5 A Heartbreaking Work of Staggering Genius Dave Eggars

17 points ABA: 4th; NYT: 5th; PW: not listed; Amazon.com: 7th

CONTENT A 21-year-old raises his 8-year-old brother after their parents die.

GIST The brothers journey to Berkeley, where their sister is beginning law school. Dave hangs out with high-school buddies, tries to start a magazine, has sex and thinks about having sex, and raises his brother without any moral foundation but with a determination to do it better than his parents could have.

CAUTION Language, hostility to God.

IN THE SPOTLIGHT

Since its publication in 1998, The Greatest Generation has spawned a mini-industry of books about the generation that won World War II. Now available in paperback (Dell, 2001), the book brings much-needed attention to the discrimination faced by minority soldiers both in the military and when they returned home. But Tom Brokaw's book also provides some insight into the worldview of one of America's most influential journalists. When Mr. Brokaw writes about ordinary folks, he often mentions the importance of faith and traditional values, but discussion of virtue largely disappears when he writes about the famous and politically powerful.
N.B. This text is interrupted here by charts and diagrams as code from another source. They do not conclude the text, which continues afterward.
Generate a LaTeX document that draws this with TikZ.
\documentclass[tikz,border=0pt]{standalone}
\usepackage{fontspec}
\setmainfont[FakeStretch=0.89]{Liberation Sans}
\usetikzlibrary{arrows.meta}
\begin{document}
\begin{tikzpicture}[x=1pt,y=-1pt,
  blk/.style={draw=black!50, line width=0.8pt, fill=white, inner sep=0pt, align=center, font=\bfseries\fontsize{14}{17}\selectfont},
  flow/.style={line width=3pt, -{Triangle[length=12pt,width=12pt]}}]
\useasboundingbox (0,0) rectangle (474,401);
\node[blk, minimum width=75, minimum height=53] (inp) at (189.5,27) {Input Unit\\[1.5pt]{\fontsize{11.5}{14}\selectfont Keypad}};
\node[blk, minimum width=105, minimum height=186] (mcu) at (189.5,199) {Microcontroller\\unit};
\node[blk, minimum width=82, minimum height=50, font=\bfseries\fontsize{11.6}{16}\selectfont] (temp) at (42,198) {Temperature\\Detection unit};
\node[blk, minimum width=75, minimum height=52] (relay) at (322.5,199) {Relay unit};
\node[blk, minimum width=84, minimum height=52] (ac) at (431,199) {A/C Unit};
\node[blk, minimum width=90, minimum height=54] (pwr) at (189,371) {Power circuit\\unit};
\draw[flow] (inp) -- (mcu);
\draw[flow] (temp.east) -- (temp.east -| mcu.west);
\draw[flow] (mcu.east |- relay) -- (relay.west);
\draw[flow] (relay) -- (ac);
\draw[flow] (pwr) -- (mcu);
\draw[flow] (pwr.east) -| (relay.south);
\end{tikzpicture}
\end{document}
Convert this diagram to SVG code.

When he does mention marriage, as in the chapter on Ben Bradlee, long-time editor of The Washington Post, glib sentiments dominate: "After a lifetime of achievement and adventure that includes three wives ..." Mr. Brokaw profiles both liberal and conservative political leaders, but he gives several examples of how war experiences enabled liberals to stand up to conservatives. In one, Democrat Rep. Sam Gibbons pulls on the tie of a Republican committee chairman and yells, "You're a bunch of dictators.... I had to fight you guys 50 years ago." Mr. Brokaw speaks admiringly of the "enduring qualities of love, marriage, and commitment" that characterized the WWII generation, but he also praises the social changes of recent decades that have undermined marriage. He does not connect the dots.